Arjun: Yeah, it's just, kind of amusing about is like, yeah, I think we also we live in this era of insane technological progress.
Arjun: Even in our science, right?
Arjun: Everything is so technologically driven.
Arjun: I think there's this kind of Silicon Valley mentality that technology will solve everything.
Arjun: And I think there's this idea in the parallel in science is this idea that data will tell all, don't bother thinking.
Arjun: And I think that the analogy goes the following.
Arjun: So if let's say we live in this world in which technology has solved every problem, at the end of the day, we're still humans, right?
Arjun: We're still humans living in this world.
Arjun: In the end, we would just be artists.
Arjun: Like if robots did all of our work for us, did all the things that we don't want to do, all that's left is art, that's what humanity would be.
Arjun: And we get some small sliver of that in our real lives.
Arjun: And I think it's worth remembering that.
Arjun: And I think in terms of how we do our science, it's the same that we need to think like, what are the questions that got us excited about?
Arjun: What's the art that we're going to make?
Arjun: And, you know, yeah, we have to do all, you know, take all the data, do all of these things to do that.

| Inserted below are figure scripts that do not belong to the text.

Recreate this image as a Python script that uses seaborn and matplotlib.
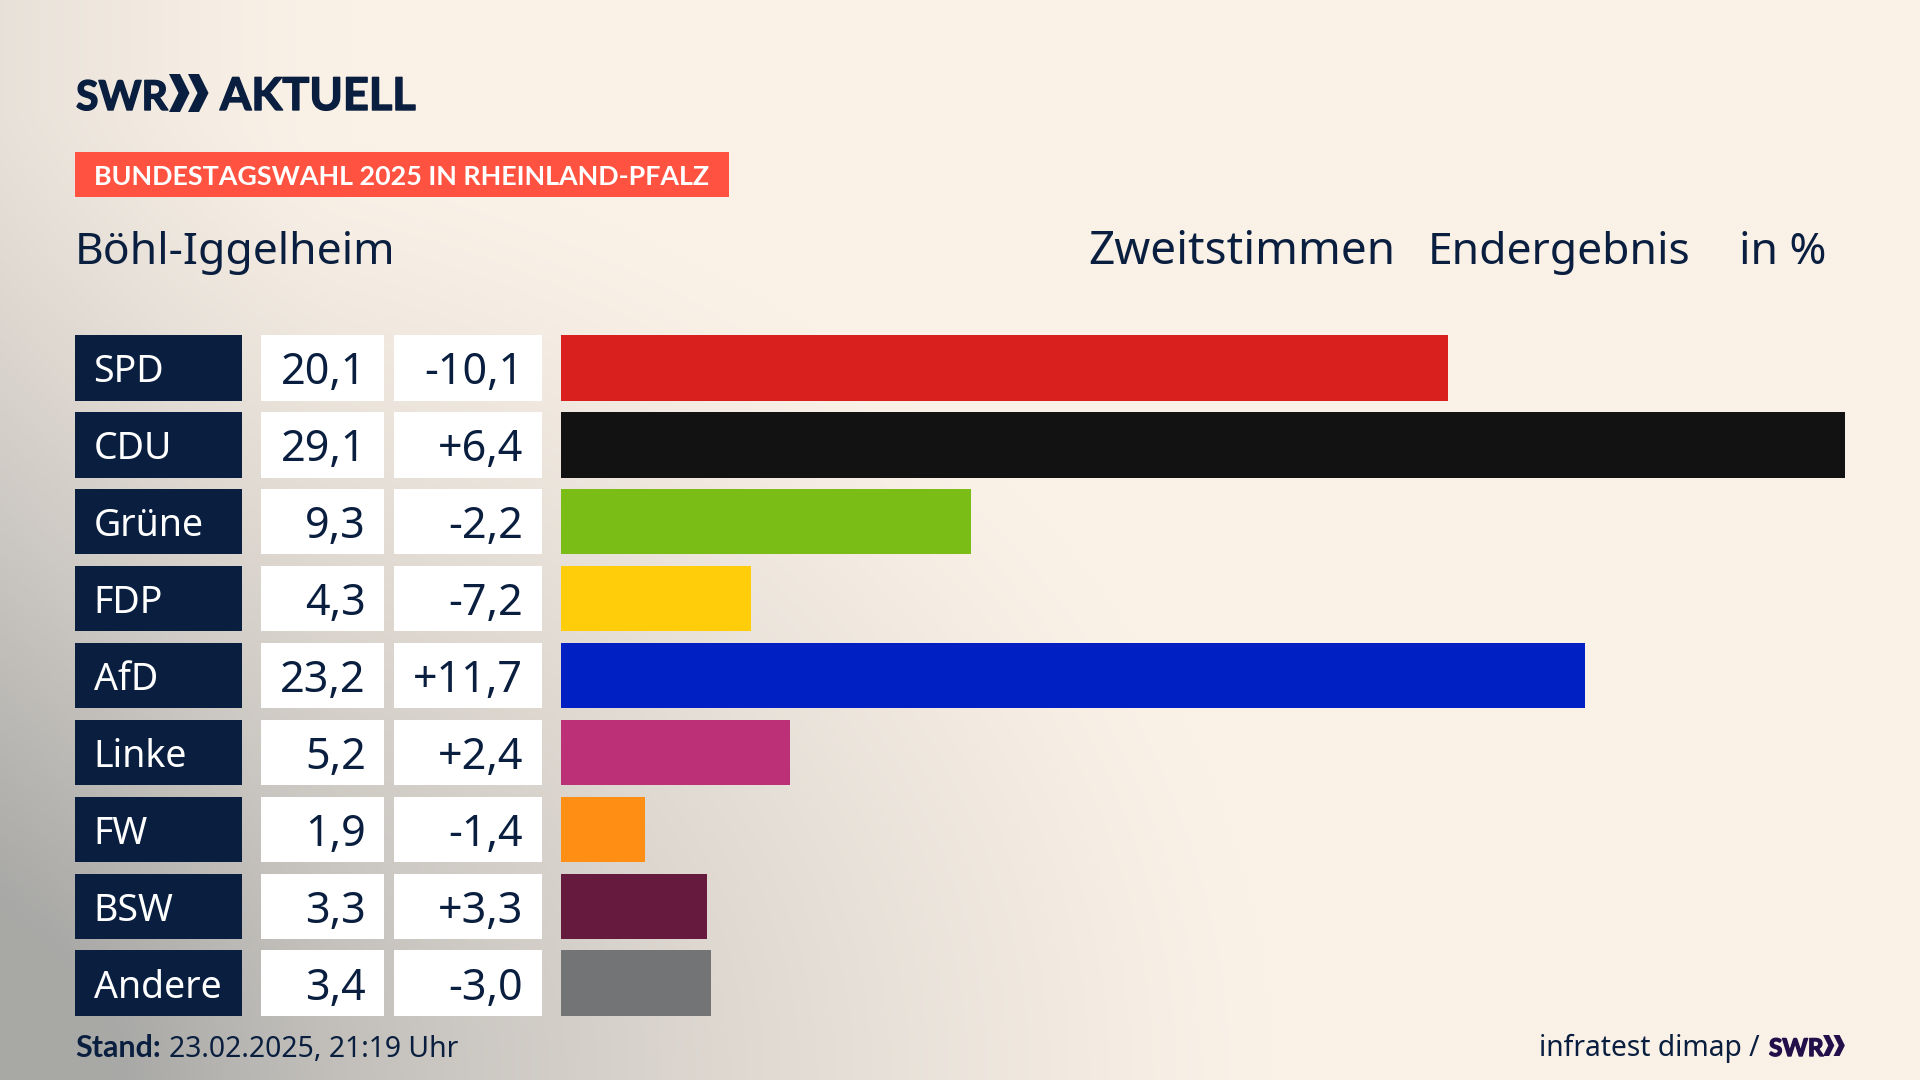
# -*- coding: utf-8 -*-

"""Bundestagswahl result card for Boehl-Iggelheim."""

import matplotlib.patheffects as pe
import matplotlib.pyplot as plt
import numpy as np
import pandas as pd
import seaborn as sns

parties = ['SPD', 'CDU', 'Grüne', 'FDP', 'AfD', 'Linke', 'FW', 'BSW', 'Andere']
shares = [20.1, 29.1, 9.3, 4.3, 23.2, 5.2, 1.9, 3.3, 3.4]
share_labels = ['20,1', '29,1', '9,3', '4,3', '23,2', '5,2', '1,9', '3,3', '3,4']
diff_labels = ['-10,1', '+6,4', '-2,2', '-7,2', '+11,7', '+2,4', '-1,4', '+3,3', '-3,0']
party_colors = ['#D9201F', '#121212', '#7ABD17', '#FFCD0A', '#0020C4',
                '#BB3076', '#FF8F14', '#661A3E', '#737475']

NAVY = '#0A1F3F'
CREAM = np.array([250, 241, 231]) / 255
GREY = np.array([168, 168, 166]) / 255
W, H = 1920, 1080
ROW_TOP, ROW_PITCH, BAR_H = 329.5, 76.9, 0.85
FONT = 'Noto Sans'
BOLD = ['Lato', 'Liberation Sans', 'DejaVu Sans']

sns.set_theme(style='white')
plt.rcParams['font.family'] = [FONT, 'DejaVu Sans']


def row_axes(fig, left, right):
    """Axes in pixel extents that share the row layout."""
    height = 9 * ROW_PITCH
    ax = fig.add_axes([left / W, 1 - (ROW_TOP + height) / H, (right - left) / W, height / H])
    ax.patch.set_alpha(0)
    return ax


def finish(ax, xmax):
    ax.set_xlim(0, xmax)
    ax.set_ylim(8.5, -0.5)
    ax.set_xlabel('')
    ax.set_ylabel('')
    ax.set_xticks([])
    ax.set_yticks([])
    sns.despine(ax=ax, left=True, bottom=True)


def chevrons(ax, x, y, h, color):
    t, d = h * 0.29, h * 0.25
    for dx in (0, h * 0.5):
        left = x + dx
        ax.fill([left, left + t, left + t + d, left + t, left, left + d],
                [y, y, y + h / 2, y + h, y + h, y + h / 2], color=color, lw=0)


def logo_text(ax, x, y, s, size, color):
    """Heavy logo lettering, the outline stroke makes up for the lighter font."""
    t = ax.text(x, y, s, fontsize=size, fontweight='bold', family=BOLD, color=color, va='baseline')
    t.set_path_effects([pe.withStroke(linewidth=1, foreground=color)])


fig = plt.figure(figsize=(19.2, 10.8), dpi=100)

# page background
bg = fig.add_axes([0, 0, 1, 1])
xx, yy = np.meshgrid(np.linspace(0, 1, 480), np.linspace(0, 1, 270))
corner = np.clip(1 - np.hypot(xx / 0.66, (1 - yy) / 0.9), 0, 1) ** 1.25
edge = 0.22 * np.clip(1 - xx / 0.18, 0, 1) ** 1.5
mix = np.clip(corner + edge, 0, 1)[..., None]
bg.imshow(CREAM * (1 - mix) + GREY * mix, extent=(0, W, H, 0), aspect='auto', interpolation='bilinear')
bg.set_xlim(0, W)
bg.set_ylim(H, 0)
bg.axis('off')

# header
logo_text(bg, 76, 110, 'SWR', 29.5, NAVY)
chevrons(bg, 169, 74, 38, NAVY)
logo_text(bg, 220, 110, 'AKTUELL', 32.5, NAVY)
bg.fill([75, 729, 729, 75], [152, 152, 197, 197], color='#FF5240', lw=0)
bg.text(94, 185, 'BUNDESTAGSWAHL 2025 IN RHEINLAND-PFALZ', fontsize=19.4, fontweight='bold', family=BOLD,
        color='white', va='baseline')
bg.text(75, 264, 'Böhl-Iggelheim', fontsize=32, color=NAVY, va='baseline')
bg.text(1088, 264, 'Zweitstimmen', fontsize=33, color=NAVY, va='baseline')
bg.text(1428, 264, 'Endergebnis', fontsize=32, color=NAVY, va='baseline')
bg.text(1739, 264, 'in %', fontsize=32, color=NAVY, va='baseline')

# footer
bg.text(75, 1057, 'Stand:', fontsize=22, fontweight='bold', family=BOLD, color=NAVY, va='baseline')
bg.text(169, 1057, '23.02.2025, 21:19 Uhr', fontsize=20.4, color=NAVY, va='baseline')
bg.text(1539, 1056, 'infratest dimap /', fontsize=20.3, color=NAVY, va='baseline')
logo_text(bg, 1769, 1056, 'SWR', 17.5, '#23104A')
chevrons(bg, 1823, 1035, 21, '#23104A')

df = pd.DataFrame({'party': parties, 'share': shares, 'box': [1] * len(parties)})

# left columns are full width bars so they follow the same rows
for left, right, color in [(75, 242, NAVY), (261, 384, 'white'), (394, 542, 'white')]:
    ax = row_axes(fig, left, right)
    sns.barplot(data=df, x='box', y='party', color=color, saturation=1, width=BAR_H, linewidth=0, ax=ax)
    finish(ax, 1)
    if color == NAVY:
        for i, name in enumerate(parties):
            ax.text(18.5 / (right - left), i, name, color='white', fontsize=27, va='center_baseline', ha='left')
    else:
        texts = share_labels if left == 261 else diff_labels
        pad = (18 if left == 261 else 19) / (right - left)
        for i, label in enumerate(texts):
            ax.text(1 - pad, i, label, color=NAVY, fontsize=31, va='center_baseline', ha='right')

# result bars
ax = row_axes(fig, 561, 1845)
sns.barplot(data=df, x='share', y='party', hue='party', palette=party_colors, saturation=1,
            width=BAR_H, dodge=False, legend=False, linewidth=0, ax=ax)
finish(ax, max(shares))

fig.savefig('out.png', dpi=100)
plt.close(fig)
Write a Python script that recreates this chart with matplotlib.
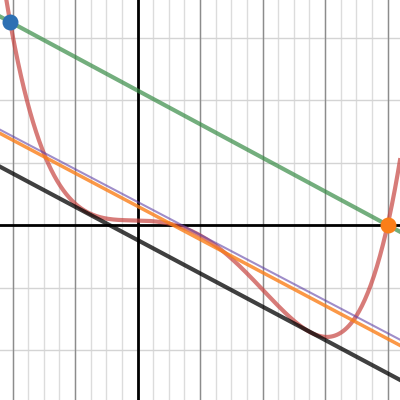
import numpy as np
import matplotlib.pyplot as plt

# points
curve_x = [-2.04, -1.5, -1.0, -0.5, 0.0, 0.5, 1.0, 1.5, 2.0, 2.5, 3.0, 3.5, 4.0, 4.2]
curve_y = [3.25, 1.2, 0.29, 0.1, 0.08, 0.05, -0.13, -0.6, -1.05, -1.5, -1.75, -1.5, 0.0, 1.04]

pt_blue = (-2.04, 3.25)
pt_orange = (4.0, 0.0)

# slope, intercept
line_purple = (-0.525, 0.37)
line_orange = (-0.53, 0.30)
line_black = (-0.533, -0.24)

xmin, xmax, ymin, ymax = -2.2, 4.2, -2.8, 3.6

fig = plt.figure(figsize=(4, 4), dpi=100)
ax = fig.add_axes([0, 0, 1, 1])
ax.set_xlim(xmin, xmax)
ax.set_ylim(ymin, ymax)
ax.axis('off')

for v in np.arange(-2.0, 4.21, 0.25):
    ax.axvline(v, color='#dcdcdc', lw=1, zorder=0)
for v in range(-2, 4):
    ax.axhline(v, color='#d4d4d4', lw=1, zorder=0)
for v in range(-2, 5):
    ax.axvline(v, color='#8c8c8c', lw=1, zorder=0)
ax.axvline(0, color='black', lw=2, zorder=1)
ax.axhline(0, color='black', lw=2, zorder=1)

coef = np.polyfit(curve_x, curve_y, 6)
xs = np.linspace(xmin, xmax, 400)
ax.plot(xs, np.polyval(coef, xs), color='#c74440', alpha=0.7, lw=3, zorder=3)

m = (pt_orange[1] - pt_blue[1]) / (pt_orange[0] - pt_blue[0])
b = pt_blue[1] - m * pt_blue[0]
ax.plot(xs, m * xs + b, color='#388c46', alpha=0.7, lw=3, zorder=3)
ax.plot(xs, line_orange[0] * xs + line_orange[1], color='#fa7e19', alpha=0.8, lw=2.5, zorder=3)
ax.plot(xs, line_purple[0] * xs + line_purple[1], color='#6042a6', alpha=0.6, lw=1.5, zorder=3)
ax.plot(xs, line_black[0] * xs + line_black[1], color='black', alpha=0.75, lw=3, zorder=3)

ax.scatter(*pt_blue, s=110, color='#2d70b3', zorder=5)
ax.scatter(*pt_orange, s=110, color='#fa7e19', zorder=5)

plt.savefig('out.png')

Arjun: But it's important to take at least some time to think about the art of it, because at the end of the day, that's all that's left.
Martin: I think that's a wonderful way to wrap up our discussion.
Itai: Night scientist as artist is definitely a notion I can subscribe to.
Itai: Arjun, thank you so much for taking the time to talk to us.
Itai: I speak only for myself, saying that it was just really inspiring.
Martin: Well, of course, I cannot but agree.
Martin: It was really amazing.
Martin: I mean, there's a couple of things that I have to try out in my own Night Science now, I think.
Arjun: Well, the Marketplace of Ideas continues.